In Case You Missed It…
The Frick Madison, a temporary home for the Frick Collection, opens this week in the Breuer Building. Selldorf Architects collaborated with the Frick’s curatorial team and exhibition designer to give the Frick’s artworks a radically different spatial experience in the modernist building.
Marvel has been awarded the design contract for the revitalization of the Flushing Bay Promenade, a major element of the LaGuardia AirTrain project. Working with the Port Authority of New York and New Jersey and the NYC Department of Parks and Recreation, the firm will develop a comprehensive plan that reconnects the park to its adjacent neighborhoods and provides maximum waterfront access.

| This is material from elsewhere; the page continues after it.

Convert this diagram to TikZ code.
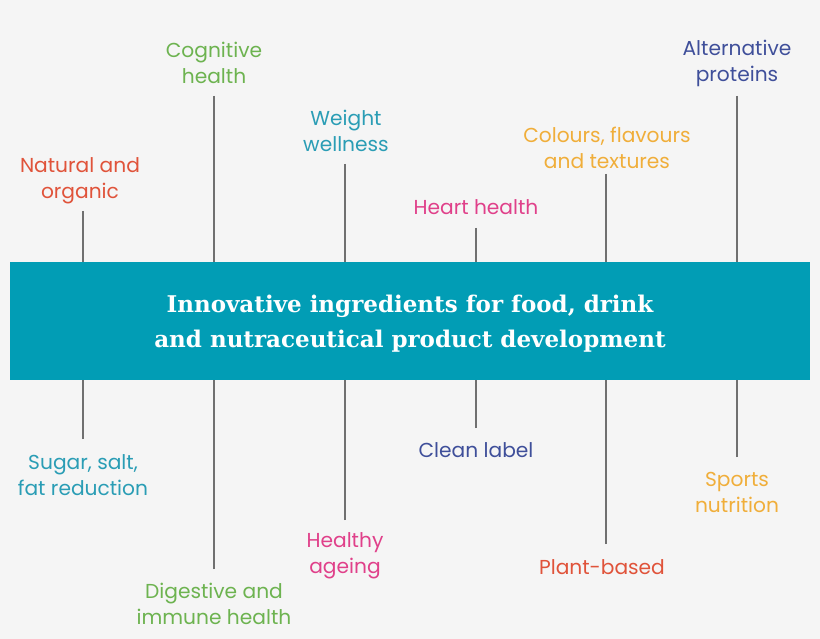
\documentclass[tikz,border=0pt]{standalone}
\usepackage{fontspec}
\setmainfont{Poppins}
\newfontfamily\corefont{DejaVu Serif}
\usetikzlibrary{positioning}
\definecolor{bgcol}{HTML}{F5F5F5}
\definecolor{bandcol}{HTML}{019DB5}
\definecolor{stemcol}{HTML}{707070}
\definecolor{redcol}{HTML}{E0533A}
\definecolor{greencol}{HTML}{6DB350}
\definecolor{tealcol}{HTML}{2A9DB5}
\definecolor{pinkcol}{HTML}{E0408A}
\definecolor{yellowcol}{HTML}{F0AE3A}
\definecolor{bluecol}{HTML}{3F4F9A}
\tikzset
{
    topic/.style = {align=center, font=\fontsize{20.2}{26}\selectfont, inner sep=0pt},
    stem/.style  = {draw=stemcol, line width=2pt},
    core/.style  = {rectangle, fill=bandcol, text=white, align=center, minimum width=800pt, minimum height=118pt, font=\corefont\bfseries\fontsize{23}{35}\selectfont}
}

\begin{document}
\begin{tikzpicture}[x=1pt, y=-1pt]
\useasboundingbox[fill=bgcol] (0,0) rectangle (820,639);
\node[core] (band) at (410,321) {};
\node[core, fill=none, minimum width=0pt, minimum height=0pt] (title) at (410,324) {Innovative ingredients for food, drink\\and nutraceutical product development};

% above the band
\node[topic, text=redcol] (natural) at (80,181) {Natural and\\organic};
\node[topic, text=greencol] (cognitive) at (214,63) {Cognitive\\health};
\node[topic, text=tealcol] (weight) at (346,131) {Weight\\wellness};
\node[topic, text=pinkcol] (heart) at (476,207) {Heart health};
\node[topic, text=yellowcol] (colours) at (607,148) {Colours, flavours\\and textures};
\node[topic, text=bluecol] (altprot) at (737,63) {Alternative\\proteins};

% below the band
\node[topic, text=tealcol] (sugar) at (83,475) {Sugar, salt,\\fat reduction};
\node[topic, text=greencol] (digestive) at (214,604) {Digestive and\\immune health};
\node[topic, text=pinkcol] (ageing) at (345,556) {Healthy\\ageing};
\node[topic, text=bluecol] (clean) at (476,450) {Clean label};
\node[topic, text=redcol] (plant) at (602,567) {Plant-based};
\node[topic, text=yellowcol] (sports) at (737,492) {Sports\\nutrition};

% stem ends
\coordinate (natural-end) at (83,211);
\coordinate (cognitive-end) at (214,96);
\coordinate (weight-end) at (345,164);
\coordinate (heart-end) at (476,228);
\coordinate (colours-end) at (606,174);
\coordinate (altprot-end) at (737,96);
\coordinate (sugar-end) at (83,439);
\coordinate (digestive-end) at (214,569);
\coordinate (ageing-end) at (345,520);
\coordinate (clean-end) at (476,428);
\coordinate (plant-end) at (606,544);
\coordinate (sports-end) at (737,457);

\draw[stem] (natural-end) -- (natural-end |- band.north);
\draw[stem] (cognitive-end) -- (cognitive-end |- band.north);
\draw[stem] (weight-end) -- (weight-end |- band.north);
\draw[stem] (heart-end) -- (heart-end |- band.north);
\draw[stem] (colours-end) -- (colours-end |- band.north);
\draw[stem] (altprot-end) -- (altprot-end |- band.north);
\draw[stem] (sugar-end) -- (sugar-end |- band.south);
\draw[stem] (digestive-end) -- (digestive-end |- band.south);
\draw[stem] (ageing-end) -- (ageing-end |- band.south);
\draw[stem] (clean-end) -- (clean-end |- band.south);
\draw[stem] (plant-end) -- (plant-end |- band.south);
\draw[stem] (sports-end) -- (sports-end |- band.south);
\end{tikzpicture}
\end{document}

The City of Chicopee’s Department of Planning and Development has approved a sustainable, mixed-use master plan by Paul A. Castrucci Architects for the redevelopment of a former manufacturing site located along the town’s river. The plan includes a new multi-use retail, sports, and residential complex and incorporates the conversion of a historic 11,000-square-foot brick warehouse into a brewery.
Studio Daniel Libeskind has won planning permission for a Maggie’s Centre at the Royal Free Hospital in London.
Kliment Halsband Architects broke ground on Thomas Berry Place, a spiritual retreat in Jamaica, Queens. The project features on-site solar power, food cultivation, recycled and low-carbon materials, a zero-waste program, and social support programs.
PBDW Architects, known for work that explores the interplay between new and old, MCR/MORSE Development, responsible for the redevelopment of the TWA Flight Center, and author, architect and preservation activist Hermes Mallea, a partner in M (Group) will receive 2021 Pillar of New York Awards at the Preservation League of New York State’s virtual awards program on April 21, 2021.
The NYC Landmarks Preservation Commission has approved the plans from G3 Architecture Interiors Planning and Tishman Speyer to construct a simple pedestrian bridge to connect 1270 Avenue of the Americas to the planned roof garden atop Radio City Music Hall. The garden would become an amenity space for Rockefeller Center tenants.